**WHAT THE TASK REQUIRES**
Copy out every line containing the word "this".

**INPUT ROWS**
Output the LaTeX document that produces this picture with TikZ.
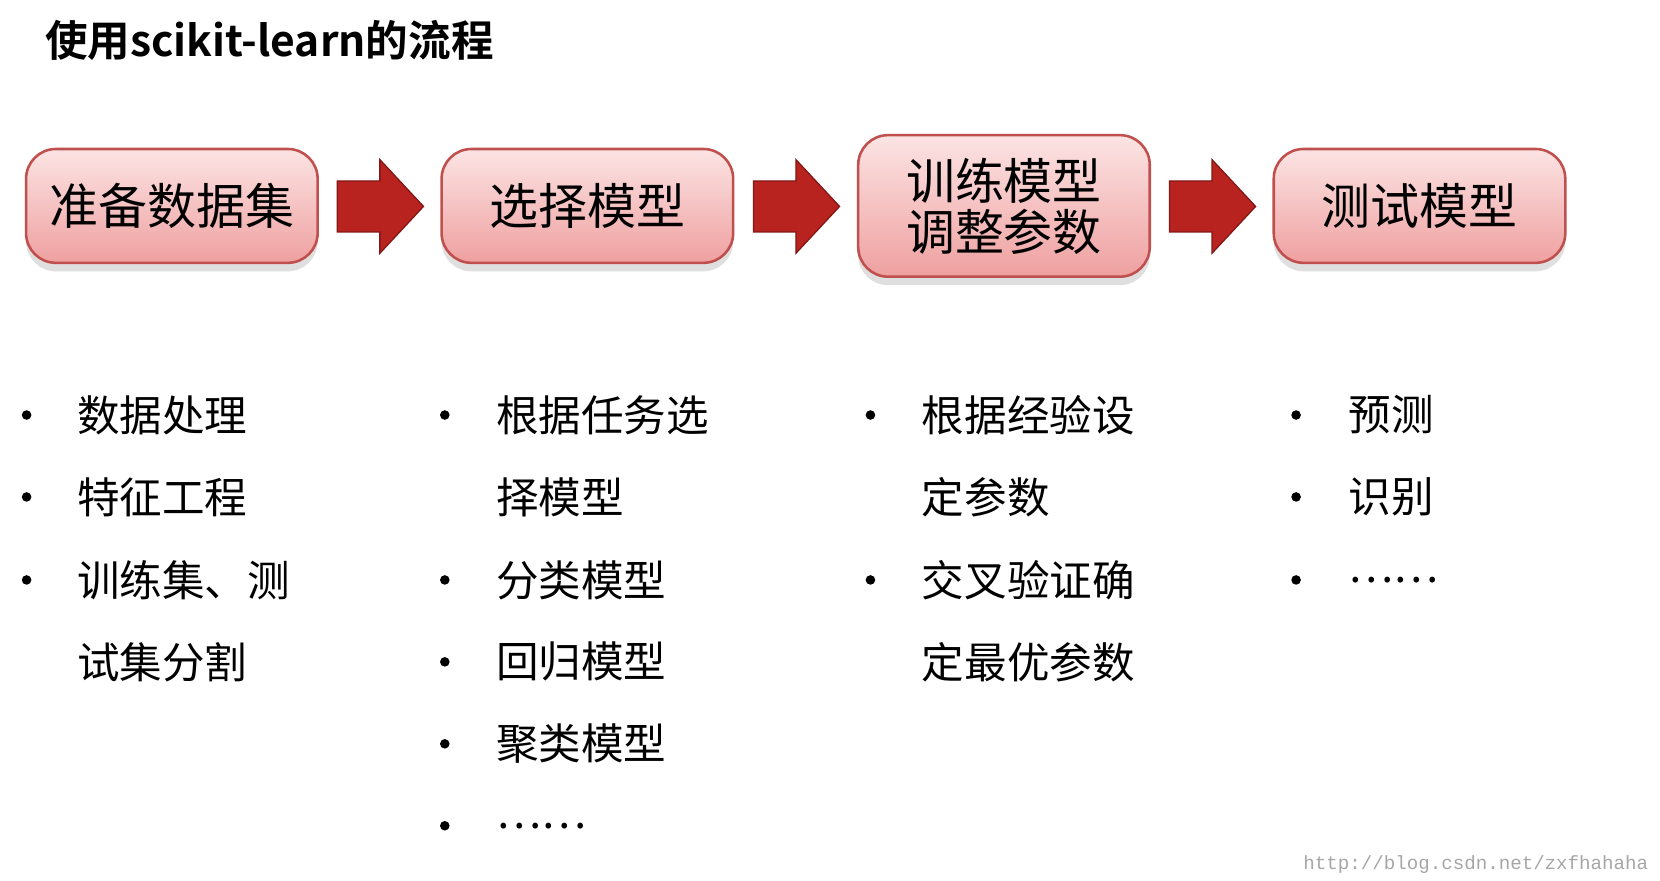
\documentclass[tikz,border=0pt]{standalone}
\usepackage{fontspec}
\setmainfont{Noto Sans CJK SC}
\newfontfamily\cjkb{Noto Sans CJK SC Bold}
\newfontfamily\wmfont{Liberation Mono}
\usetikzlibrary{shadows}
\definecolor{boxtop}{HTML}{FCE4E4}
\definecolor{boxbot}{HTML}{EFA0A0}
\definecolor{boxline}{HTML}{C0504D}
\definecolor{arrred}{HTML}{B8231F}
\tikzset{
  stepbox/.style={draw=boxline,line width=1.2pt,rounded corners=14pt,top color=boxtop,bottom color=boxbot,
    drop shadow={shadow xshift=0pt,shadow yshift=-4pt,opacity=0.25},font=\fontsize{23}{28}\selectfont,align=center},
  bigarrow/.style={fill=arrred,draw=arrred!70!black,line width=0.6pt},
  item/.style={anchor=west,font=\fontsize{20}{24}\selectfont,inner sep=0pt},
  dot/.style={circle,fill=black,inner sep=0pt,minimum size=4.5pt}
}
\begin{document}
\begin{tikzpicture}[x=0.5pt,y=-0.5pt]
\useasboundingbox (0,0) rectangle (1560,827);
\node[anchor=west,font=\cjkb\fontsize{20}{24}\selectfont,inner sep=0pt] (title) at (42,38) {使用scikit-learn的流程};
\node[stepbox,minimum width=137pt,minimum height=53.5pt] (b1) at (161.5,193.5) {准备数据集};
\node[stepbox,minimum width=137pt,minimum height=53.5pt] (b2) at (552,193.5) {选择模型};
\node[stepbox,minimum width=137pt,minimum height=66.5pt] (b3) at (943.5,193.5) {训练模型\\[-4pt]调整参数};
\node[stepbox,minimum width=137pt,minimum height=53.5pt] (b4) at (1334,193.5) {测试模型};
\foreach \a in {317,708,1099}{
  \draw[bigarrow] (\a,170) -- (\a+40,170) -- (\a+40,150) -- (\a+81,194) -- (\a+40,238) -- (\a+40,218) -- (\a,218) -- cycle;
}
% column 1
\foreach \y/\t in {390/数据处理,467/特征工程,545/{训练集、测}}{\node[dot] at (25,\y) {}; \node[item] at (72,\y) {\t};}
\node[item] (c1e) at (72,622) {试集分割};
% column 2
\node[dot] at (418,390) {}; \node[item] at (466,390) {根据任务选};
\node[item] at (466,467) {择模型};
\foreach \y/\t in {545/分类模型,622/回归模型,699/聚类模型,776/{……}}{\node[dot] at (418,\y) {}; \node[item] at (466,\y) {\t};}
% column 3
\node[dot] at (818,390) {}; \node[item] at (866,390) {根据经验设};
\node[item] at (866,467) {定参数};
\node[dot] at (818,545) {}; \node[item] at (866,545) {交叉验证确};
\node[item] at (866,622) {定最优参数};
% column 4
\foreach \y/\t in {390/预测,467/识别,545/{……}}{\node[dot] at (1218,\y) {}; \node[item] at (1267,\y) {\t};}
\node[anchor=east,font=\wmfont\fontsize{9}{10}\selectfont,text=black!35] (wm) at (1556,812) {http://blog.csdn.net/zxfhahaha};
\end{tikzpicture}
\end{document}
* * *
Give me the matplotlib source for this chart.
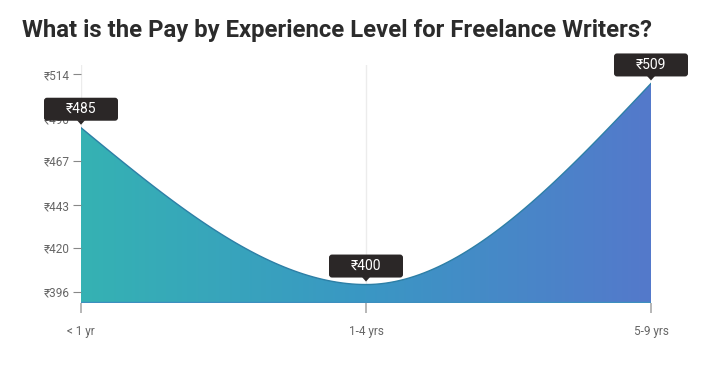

**WRITTEN REPLY**
Output the LaTeX document that produces this picture with TikZ.
Give me the matplotlib source for this chart.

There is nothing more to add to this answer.